Our librarian was positively gleeful when she announced that Will Ferguson was making an author visit. I did a weak hooray on her behalf and then admitted that I didn’t have a clue who Will Ferguson was. To make up for my ignorance, I loaded up on few of his books (I love my library!) to prepare myself for his visit.
Last Thursday night I dove into How to be a Canadian . . .
. . . which destroyed any chance the rest of my family had to relax into their own reading. I kept interrupting them to share one hilarious tidbit after another. My husband finally threw down his Canadian Business magazine in disgust and went to bed. My son and I, however, stayed up way too late, giggling over Mr. Ferguson’s absurdities.
I hadn’t laughed like that in a long time. It felt good and even though I lost sleep indulging in it, I was not adversely affected the next day. Au contraire. I floated through the entire day, buoyed by a huge inner smile.
Thirty laughs a day?!
I know I’ve come a long way from the earnest, first born perfectionist driving herself humorlessly through the endless duties of life, but punctuating that list of errands with thirty laughs? Every day? Come on!
Luckily, Martha Beck herself is always good for a laugh, and she even gives suggestions for those of us who are laugh-challenged:
* assess your comedic preferences (light, medium and dark humor) and then expose yourself to that type of comedy, either through live or media sources
* hang out with people who laugh
* use mechanical stimulation – recordings of nothing but laughter are laugh inducing, believe it or not
* laugh for no reason – check out the Ho-Ho-Ha-Ha-Ha branch of yoga
* learn to laugh at yourself (you can prime this by violating your usual rules of propriety and acting silly, taking any opportunity to dress in silly costumes which, over time, will enable you to laugh uproariously at everything that frustrates, confuses and scares the c#@p out of you.)
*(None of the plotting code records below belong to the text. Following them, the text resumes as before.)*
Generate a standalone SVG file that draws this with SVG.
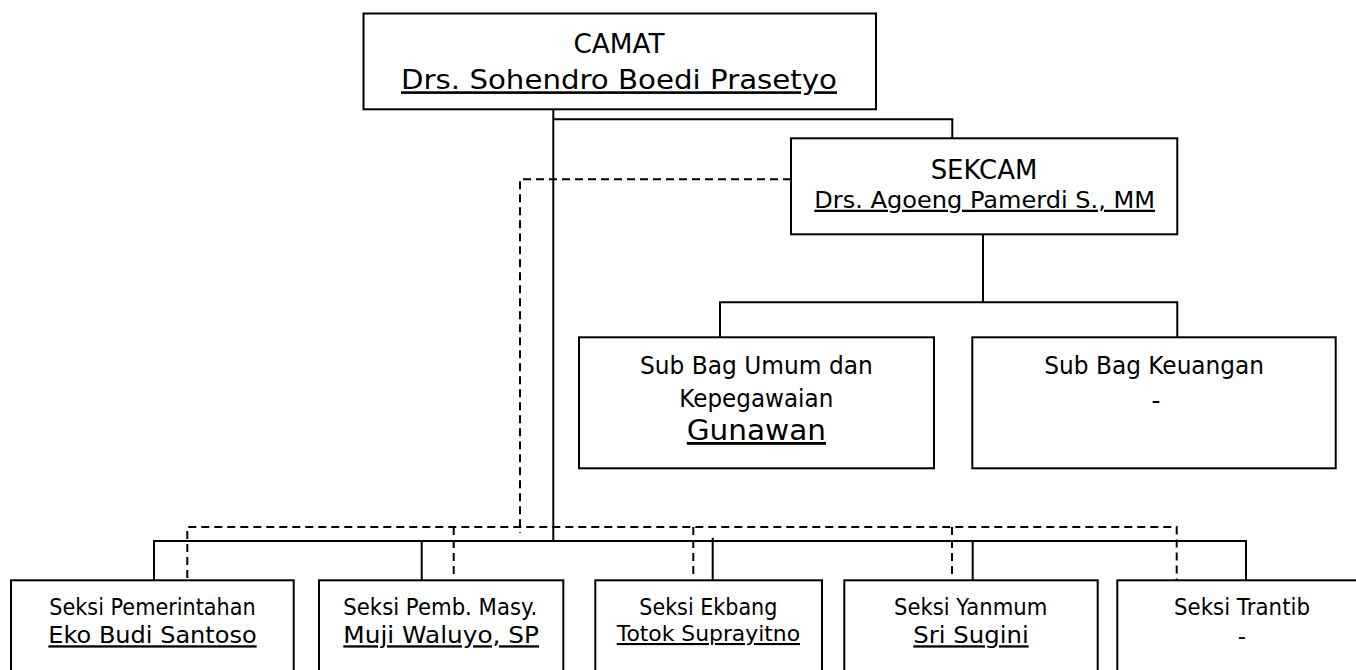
<svg xmlns="http://www.w3.org/2000/svg" width="1356" height="670" viewBox="0 0 1356 670">
<style>
  .box { fill: #ffffff; stroke: #000000; stroke-width: 2; }
  .ln { fill: none; stroke: #000000; stroke-width: 2; }
  .dash { fill: none; stroke: #000000; stroke-width: 2; stroke-dasharray: 8 5; }
  text { font-family: "DejaVu Sans", "Liberation Sans", sans-serif; fill: #000000; text-anchor: middle; }
  .u { text-decoration: underline; }
</style>
<rect width="1356" height="670" fill="#ffffff"/>
<g id="connectors">
  <path class="ln" d="M553.3,109 V541"/>
  <path class="ln" d="M553.3,119.3 H952.3 V138"/>
  <path class="ln" d="M983,234.3 V302.3"/>
  <path class="ln" d="M720,337.3 V302.3 H1177.3 V337.3"/>
  <path class="ln" d="M154,580.3 V541 H1246 V580.3"/>
  <path class="ln" d="M421.7,541 V580.3"/>
  <path class="ln" d="M712.7,537.7 V580.3"/>
  <path class="ln" d="M972.7,541 V580.3"/>
  <path class="dash" d="M791,179.3 H520 V533"/>
  <path class="dash" d="M187.3,578 V527 H1176.7 V580"/>
  <path class="dash" d="M453.7,527 V578"/>
  <path class="dash" d="M693.3,527 V578"/>
  <path class="dash" d="M952,527 V578"/>
</g>
<g id="camat">
  <rect class="box" x="363.5" y="13.5" width="512.5" height="95.8"/>
  <text x="619" y="53.3" font-size="27" textLength="91" lengthAdjust="spacingAndGlyphs">CAMAT</text>
  <text class="u" x="619" y="89.3" font-size="26" textLength="436" lengthAdjust="spacingAndGlyphs">Drs. Sohendro Boedi Prasetyo</text>
</g>
<g id="sekcam">
  <rect class="box" x="791" y="138.3" width="386.3" height="96"/>
  <text x="984" y="179.3" font-size="27" textLength="106.7" lengthAdjust="spacingAndGlyphs">SEKCAM</text>
  <text class="u" x="984.7" y="207.7" font-size="23" textLength="340.7" lengthAdjust="spacingAndGlyphs">Drs. Agoeng Pamerdi S., MM</text>
</g>
<g id="subbag-umum">
  <rect class="box" x="579" y="337.3" width="355" height="131"/>
  <text x="756.4" y="374" font-size="25" textLength="232.7" lengthAdjust="spacingAndGlyphs">Sub Bag Umum dan</text>
  <text x="756.3" y="406.7" font-size="25" textLength="154" lengthAdjust="spacingAndGlyphs">Kepegawaian</text>
  <text class="u" x="756.4" y="440" font-size="28" textLength="139.3" lengthAdjust="spacingAndGlyphs">Gunawan</text>
</g>
<g id="subbag-keuangan">
  <rect class="box" x="972.3" y="337.3" width="363.4" height="131"/>
  <text x="1154.2" y="374" font-size="25" textLength="219.7" lengthAdjust="spacingAndGlyphs">Sub Bag Keuangan</text>
  <text x="1156" y="409" font-size="25">-</text>
</g>
<g id="seksi-pemerintahan">
  <rect class="box" x="11" y="580.3" width="282.7" height="100"/>
  <text x="152.5" y="615" font-size="23" textLength="206.3" lengthAdjust="spacingAndGlyphs">Seksi Pemerintahan</text>
  <text class="u" x="152.5" y="643.3" font-size="23" textLength="208.3" lengthAdjust="spacingAndGlyphs">Eko Budi Santoso</text>
</g>
<g id="seksi-pemb-masy">
  <rect class="box" x="319" y="580.3" width="244.3" height="100"/>
  <text x="440.3" y="615" font-size="23" textLength="194" lengthAdjust="spacingAndGlyphs">Seksi Pemb. Masy.</text>
  <text class="u" x="441.2" y="643.3" font-size="23" textLength="195.7" lengthAdjust="spacingAndGlyphs">Muji Waluyo, SP</text>
</g>
<g id="seksi-ekbang">
  <rect class="box" x="595.3" y="580.3" width="226.7" height="100"/>
  <text x="708.3" y="615" font-size="23" textLength="138" lengthAdjust="spacingAndGlyphs">Seksi Ekbang</text>
  <text class="u" x="708.4" y="641" font-size="21" textLength="183.3" lengthAdjust="spacingAndGlyphs">Totok Suprayitno</text>
</g>
<g id="seksi-yanmum">
  <rect class="box" x="844.3" y="580.3" width="253.4" height="100"/>
  <text x="970.7" y="615" font-size="23" textLength="153.3" lengthAdjust="spacingAndGlyphs">Seksi Yanmum</text>
  <text class="u" x="971" y="643.3" font-size="23" textLength="115.3" lengthAdjust="spacingAndGlyphs">Sri Sugini</text>
</g>
<g id="seksi-trantib">
  <rect class="box" x="1117.3" y="580.3" width="250" height="100"/>
  <text x="1242" y="615" font-size="23" textLength="136" lengthAdjust="spacingAndGlyphs">Seksi Trantib</text>
  <text x="1242" y="644" font-size="23">-</text>
</g>
</svg>
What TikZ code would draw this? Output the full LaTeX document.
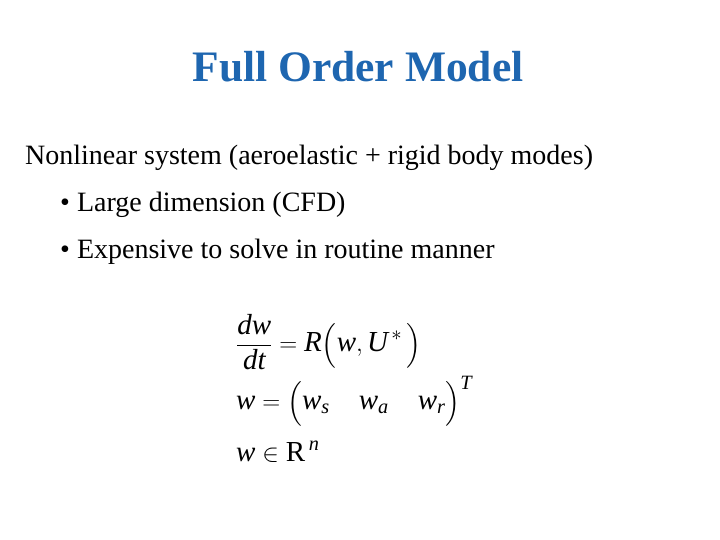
\documentclass[tikz,border=0pt]{standalone}
\usepackage{amsmath}
\usepackage{fontspec}
\setmainfont{Liberation Serif}
\definecolor{titleblue}{HTML}{1E66B0}
\newcommand{\ti}[1]{\text{\itshape #1}}
\begin{document}
\begin{tikzpicture}[x=1pt,y=-1pt,
  body/.style={anchor=west,inner sep=0pt,font=\fontsize{28}{32}\selectfont},
  eq/.style={anchor=west,inner sep=0pt,font=\fontsize{29}{34}\selectfont}]
\useasboundingbox (0,0) rectangle (720,540);
\node[font=\fontsize{43.5}{50}\selectfont\bfseries,text=titleblue] (title) at (358,67) {Full Order Model};
\node[body] (l1) at (25,158) {Nonlinear system (aeroelastic + rigid body modes)};
\node[body] (l2) at (60,205) {\textbullet\ Large dimension (CFD)};
\node[body] (l3) at (60,252) {\textbullet\ Expensive to solve in routine manner};
\node[eq] (e1) at (236,342) {$\displaystyle\frac{\ti{dw}}{\ti{dt}} = \ti{R}\Bigl(\ti{w},\ti{U}^{\,*}\,\Bigr)$};
\node[eq] (e2) at (236,401) {$\ti{w} = \Bigl(\ti{w}_{\ti{s}}\quad \ti{w}_{\ti{a}}\quad \ti{w}_{\ti{r}}\Bigr)^{\ti{T}}$};
\node[eq] (e3) at (236,452) {$\ti{w} \in \text{R}^{\,\ti{n}}$};
\end{tikzpicture}
\end{document}
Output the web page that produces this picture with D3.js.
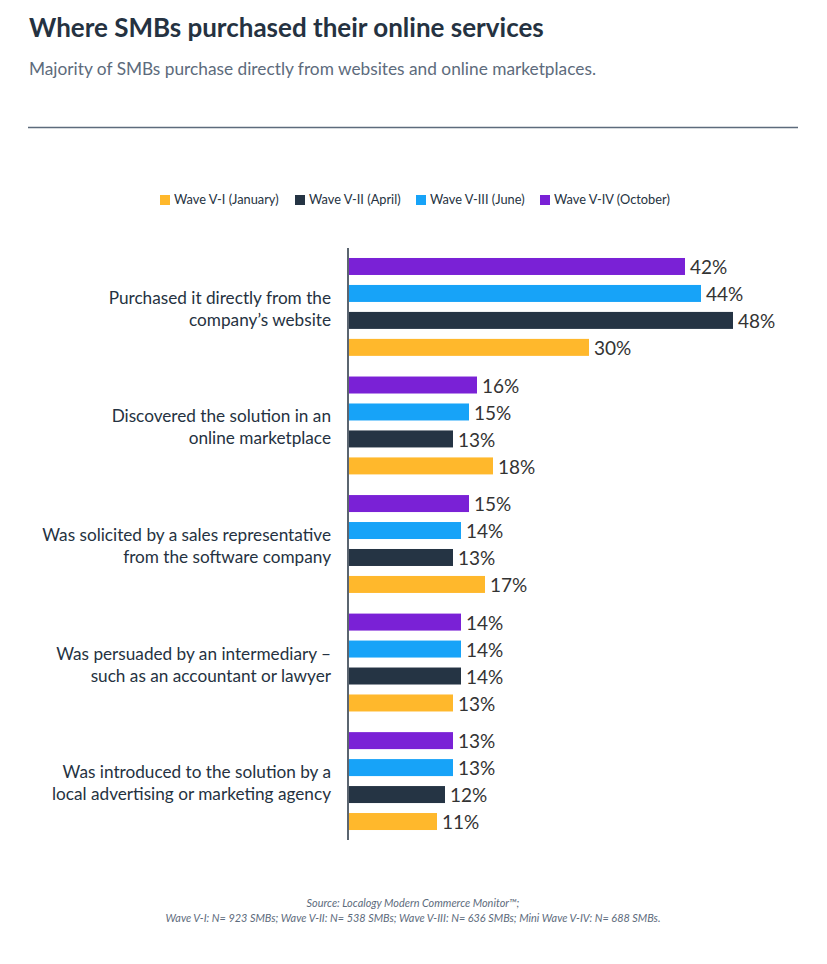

I heartily suggest that you read the chapter entitled “Laughter” in The Joy Diet. In fact, I heartily suggest that you read the entire book. And all of Martha’s books. Unless her brand of humor is not a good match for your own. In which case I would suggest that you do whatever makes you laugh, however dark and twisted that may be.
For my part, I’ll continue reading Mr. Ferguson. And Martha. And engaging in anything else that will spark that inner smile.
I love improv and the last time we enjoyed an evening of improvistional laughs was . . . about 10 years ago.
I think it’s time my husband and I went on a date.
I’ll even drive so he can read his Canadian Business magazine right up to the last possible moment.